Got this in an email, thought it was pretty funny. Glad I dont work in an office!

http://glumbert.com/media/baddayoffice


----------



## LOAH (Sep 29, 2007)

Nice compilation.

It's weird that each one of those separate incidents was sent to me via email within the last week or so.

I guess cabin fever is getting to everybody lately. :lol:


----------



## idiot with a bow (Sep 10, 2007)

Why do fat dudes get so pissed?

Putting the monitor on the copy machine is hilarious.


----------



## lionhunter (Sep 11, 2007)

I thought it was illeagel to have a camera in a bathroom :? 

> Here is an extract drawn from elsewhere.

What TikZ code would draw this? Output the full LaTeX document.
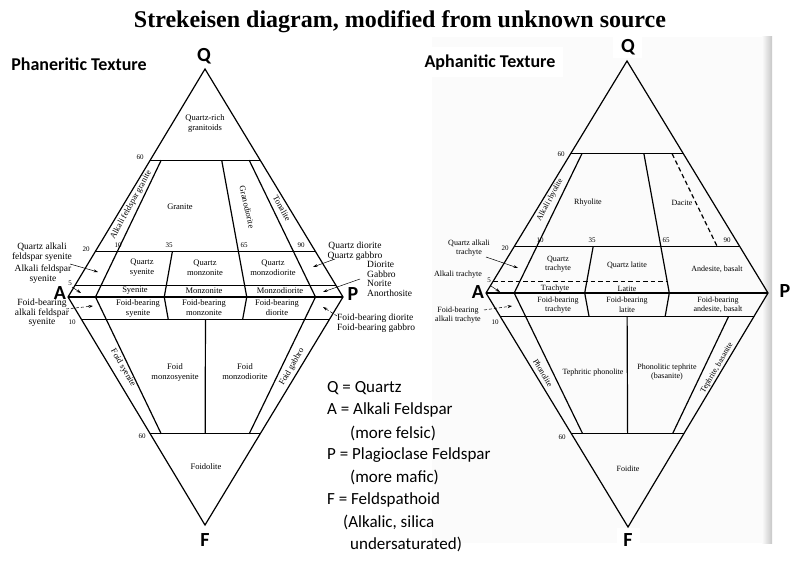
\documentclass[tikz,border=0pt]{standalone}
\usepackage{fontspec}
\setmainfont{Liberation Serif}
\newfontfamily\calib{Carlito}
\usetikzlibrary{calc,arrows.meta}
\tikzset{
  edge/.style={line width=1.2pt},
  dedge/.style={line width=1.2pt, dash pattern=on 4.5pt off 3pt},
  lbl/.style={font=\fontsize{8.5}{10}\selectfont, align=center, inner sep=0pt},
  rlbl/.style={font=\fontsize{8}{9.5}\selectfont, align=center, inner sep=0pt},
  num/.style={font=\fontsize{7}{8}\selectfont, inner sep=0pt},
  ext/.style={font=\fontsize{9.5}{10}\selectfont, align=center, inner sep=0pt},
  vtx/.style={font=\calib\bfseries\fontsize{20}{20}\selectfont, inner sep=0pt},
  ttl/.style={font=\calib\bfseries\fontsize{18}{18}\selectfont, inner sep=0pt},
  leg/.style={font=\calib\fontsize{17}{17}\selectfont, inner sep=0pt, anchor=west},
  ptr/.style={line width=0.5pt, -{Stealth[length=4.5pt,width=3pt]}},
  dptr/.style={ptr, dash pattern=on 3pt off 2pt},
}
\begin{document}
\begin{tikzpicture}[x=1pt,y=-1pt]
\useasboundingbox (0,0) rectangle (800,564);
% scanned background of right diagram
\fill[black!1.5] (432,37) rectangle (772,543);
\shade[left color=black!1.5,right color=black!22] (762,37) rectangle (772,543);
\fill[white] (420,47) rectangle (563,77);
\fill[white] (613,37) rectangle (642,58);
\fill[white] (617,528) rectangle (640,546);

% title
\node[font=\bfseries\fontsize{24}{24}\selectfont, inner sep=0pt] (title) at (400,22) {Strekeisen diagram, modified from unknown source};
\node[ttl] (phan) at (79,64) {Phaneritic Texture};
\node[ttl] (aphan) at (490,63) {Aphanitic Texture};

% vertices
\coordinate (LA) at (68,297);
\coordinate (LP) at (343,297);
\coordinate (LQ) at (205,69);
\coordinate (LF) at (205,525);
\coordinate (RA) at (486,293);
\coordinate (RP) at (768,293);
\coordinate (RQ) at (627,61);
\coordinate (RF) at (628,527);
\foreach \s in {L,R} {
  \foreach \r in {0,10,35,50,65,90,100} {
    \coordinate (\s B\r) at ($(\s A)!\r/100!(\s P)$);
    \foreach \h in {0,5,10,20,60} {
      \coordinate (\s q\r-\h) at ($(\s B\r)!\h/100!(\s Q)$);
      \coordinate (\s f\r-\h) at ($(\s B\r)!\h/100!(\s F)$);
    }
  }
}

% ---------------- left diagram ----------------
\draw[edge] (LA) -- (LQ) -- (LP) -- (LF) -- cycle;
\draw[edge] (Lq0-60) -- (Lq100-60);
\draw[edge] (Lq0-20) -- (Lq100-20);
\draw[edge] (Lq0-5) -- (Lq100-5);
\draw[edge] (LA) -- (LP);
\draw[edge] (Lf0-10) -- (Lf100-10);
\draw[edge] (Lf0-60) -- (Lf100-60);
\draw[edge] (Lq10-60) -- (LB10) -- (Lf10-60);
\draw[edge] (Lq35-20) -- (LB35) -- (Lf35-10);
\draw[edge] (Lq65-60) -- (LB65) -- (Lf65-10);
\draw[edge] (Lq90-60) -- (LB90) -- (Lf90-60);
\draw[edge] (Lf50-10) -- (Lf50-60);

\node[vtx] (lQ) at (204,56) {Q};
\node[vtx] (lA) at (60,293) {A};
\node[vtx] (lP) at (353,294) {P};
\node[vtx] (lF) at (205,540) {F};

\node[lbl] (qrg) at (205,123) {Quartz-rich\\granitoids};
\node[lbl, rotate=61] (afg) at (131,205) {Alkali feldspar granite};
\node[lbl] (gra) at (180,207) {Granite};
\node[lbl, rotate=-77] (grd) at (247,207) {Granodiorite};
\node[lbl, rotate=-61] (ton) at (282,208) {Tonalite};
\node[lbl] (qsy) at (142,268) {Quartz\\syenite};
\node[lbl] (qmz) at (205,268) {Quartz\\monzonite};
\node[lbl] (qmd) at (273,268) {Quartz\\monzodiorite};
\node[lbl] (sye) at (135,291) {Syenite};
\node[lbl] (mzn) at (204,291) {Monzonite};
\node[lbl] (mzd) at (280,291) {Monzodiorite};
\node[lbl] (fbs) at (138,308) {Foid-bearing\\syenite};
\node[lbl] (fbm) at (204,308) {Foid-bearing\\monzonite};
\node[lbl] (fbd) at (277,308) {Foid-bearing\\diorite};
\node[lbl, rotate=-60] (fsy) at (123,368) {Foid syenite};
\node[lbl] (fms) at (175,372) {Foid\\monzosyenite};
\node[lbl] (fmd) at (245,372) {Foid\\monzodiorite};
\node[lbl, rotate=60] (fgb) at (292,367) {Foid gabbro};
\node[lbl] (fdl) at (206,467) {Foidolite};

\node[num] (ln60) at (140,157) {60};
\node[num] (ln20) at (86,249) {20};
\node[num] (ln5) at (70,283) {5};
\node[num] (ln10) at (72,322) {10};
\node[num] (lnf60) at (142,436) {60};
\node[num] (lt10) at (118,245) {10};
\node[num] (lt35) at (169,245) {35};
\node[num] (lt65) at (244,245) {65};
\node[num] (lt90) at (301,245) {90};

\node[ext] (qafs) at (42,252) {Quartz alkali\\feldspar syenite};
\node[ext] (afs) at (43,274) {Alkali feldspar\\syenite};
\node[ext, font=\fontsize{9.5}{9.6}\selectfont] (fbafs) at (42,313) {Foid-bearing\\alkali feldspar\\syenite};
\node[ext] (qdqg) at (355,251) {Quartz diorite\\Quartz gabbro};
\node[ext, align=left, anchor=west, font=\fontsize{9.5}{9.4}\selectfont] (dgna) at (367,279) {Diorite\\Gabbro\\Norite\\Anorthosite};
\node[ext, align=left, anchor=west] (fbdg) at (337,323) {Foid-bearing diorite\\Foid-bearing gabbro};

\coordinate (a1s) at (70,264); \coordinate (a1e) at (98,272);
\coordinate (a2s) at (72,287); \coordinate (a2e) at (81,293);
\coordinate (a3s) at (66,309); \coordinate (a3e) at (93,306);
\coordinate (a4s) at (335,259); \coordinate (a4e) at (313,267);
\coordinate (a5s) at (360,279); \coordinate (a5e) at (323,292);
\coordinate (a6s) at (337,316); \coordinate (a6e) at (323,307);
\draw[ptr] (a1s) -- (a1e);
\draw[ptr] (a2s) -- (a2e);
\draw[dptr] (a3s) -- (a3e);
\draw[ptr] (a4s) -- (a4e);
\draw[ptr] (a5s) -- (a5e);
\draw[dptr] (a6s) -- (a6e);

% ---------------- right diagram ----------------
\draw[edge] (RA) -- (RQ) -- (RP) -- (RF) -- cycle;
\draw[edge] (Rq0-60) -- (Rq100-60);
\draw[edge] (Rq0-20) -- (Rq100-20);
\draw[dedge] (Rq0-5) -- (Rq65-5);
\draw[edge] (RA) -- (RP);
\draw[edge] (Rf0-10) -- (Rf100-10);
\draw[edge] (Rf0-60) -- (Rf100-60);
\draw[edge] (Rq10-60) -- (RB10) -- (Rf10-60);
\draw[edge] (Rq35-20) -- (RB35) -- (Rf35-10);
\draw[edge] (Rq65-60) -- (RB65) -- (Rf65-10);
\draw[dedge] (Rq90-60) -- (Rq90-20);
\draw[edge] (Rf90-10) -- (Rf90-60);
\draw[edge] (Rf50-10) -- (Rf50-60);

\node[vtx] (rQ) at (628,47) {Q};
\node[vtx] (rA) at (478,292) {A};
\node[vtx] (rP) at (785,291) {P};
\node[vtx] (rF) at (628,540) {F};

\node[rlbl, rotate=62] (arh) at (550,200) {Alkali rhyolite};
\node[rlbl] (rhy) at (588,203) {Rhyolite};
\node[rlbl] (dac) at (682,203) {Dacite};
\node[rlbl] (qtr) at (558,264) {Quartz\\trachyte};
\node[rlbl] (qla) at (627,265) {Quartz latite};
\node[rlbl] (anb) at (717,269) {Andesite, basalt};
\node[rlbl] (tra) at (555,289) {Trachyte};
\node[rlbl] (lat) at (627,289) {Latite};
\node[rlbl] (fbt) at (558,305) {Foid-bearing\\trachyte};
\node[rlbl] (fbl) at (627,305) {Foid-bearing\\latite};
\node[rlbl] (fba) at (718,305) {Foid-bearing\\andesite, basalt};
\node[rlbl, rotate=-60] (pho) at (543,373) {Phonolite};
\node[rlbl] (tph) at (593,373) {Tephritic phonolite};
\node[rlbl] (pte) at (667,372) {Phonolitic tephrite\\(basanite)};
\node[rlbl, rotate=60] (teb) at (717,368) {Tephrite, basanite};
\node[rlbl] (fdt) at (628,469) {Foidite};

\node[num] (rn60) at (561,154) {60};
\node[num] (rn20) at (505,248) {20};
\node[num] (rn5) at (489,280) {5};
\node[num] (rn10) at (495,322) {10};
\node[num] (rnf60) at (562,437) {60};
\node[num] (rt10) at (540,240) {10};
\node[num] (rt35) at (592,240) {35};
\node[num] (rt65) at (666,240) {65};
\node[num] (rt90) at (727,240) {90};

\node[rlbl] (qat) at (469,248) {Quartz alkali\\trachyte};
\node[rlbl] (alt) at (458,275) {Alkali trachyte};
\node[rlbl] (fbat) at (458,315) {Foid-bearing\\alkali trachyte};

\coordinate (b1s) at (486,257); \coordinate (b1e) at (518,268);
\coordinate (b2s) at (491,286); \coordinate (b2e) at (500,292);
\coordinate (b3s) at (484,310); \coordinate (b3e) at (512,306);
\draw[ptr] (b1s) -- (b1e);
\draw[ptr] (b2s) -- (b2e);
\draw[dptr] (b3s) -- (b3e);

% ---------------- legend ----------------
\node[leg] (lg1) at (327,388) {Q = Quartz};
\node[leg] (lg2) at (327,410) {A = Alkali Feldspar};
\node[leg] (lg3) at (350,433) {(more felsic)};
\node[leg] (lg4) at (327,455) {P = Plagioclase Feldspar};
\node[leg] (lg5) at (350,477) {(more mafic)};
\node[leg] (lg6) at (327,500) {F = Feldspathoid};
\node[leg] (lg7) at (343,522) {(Alkalic, silica};
\node[leg] (lg8) at (350,544) {undersaturated)};
\end{tikzpicture}
\end{document}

Watch it idiotwithabow I am one of those fat guys but a dont work in a office.


----------



## huntnbum (Nov 8, 2007)

Just say no to anger  

GO FISHING :!:


----------



## callofthewild (Sep 7, 2007)

i can relate to that especially to the guy who climbed over the table and beat the shat out of his co worker. i have played that one over and over again in my own mind.


----------



## LOAH (Sep 29, 2007)

Yeah, sometimes you've got to stand up for yourself...Even if it's at work. In front of a camera isn't the brightest thing though.


----------



## Greenguy88 (Sep 7, 2007)

callofthewild said:


> i can relate to that especially to the guy who climbed over the table and beat the shat out of his co worker. i have played that one over and over again in my own mind.


Ya I think there is somebody at any job that you just wanna beat the crap outta! :twisted: I know there are some at mine! Serenity now :mrgreen:


----------



## girlsfishtoo (Feb 5, 2008)

That was Awesome!!! I know of a few people who would try stunts like that.


----------



## Guns and Flies (Nov 7, 2007)

I hope all of those are real. I loved the guy that was getting the airplanes thrown at him so he threw his computer back, and his boss is standing there looking at him like, oh no you didn’t, drinking his coffee. I love how everyone stands up and is like, what do we do?


----------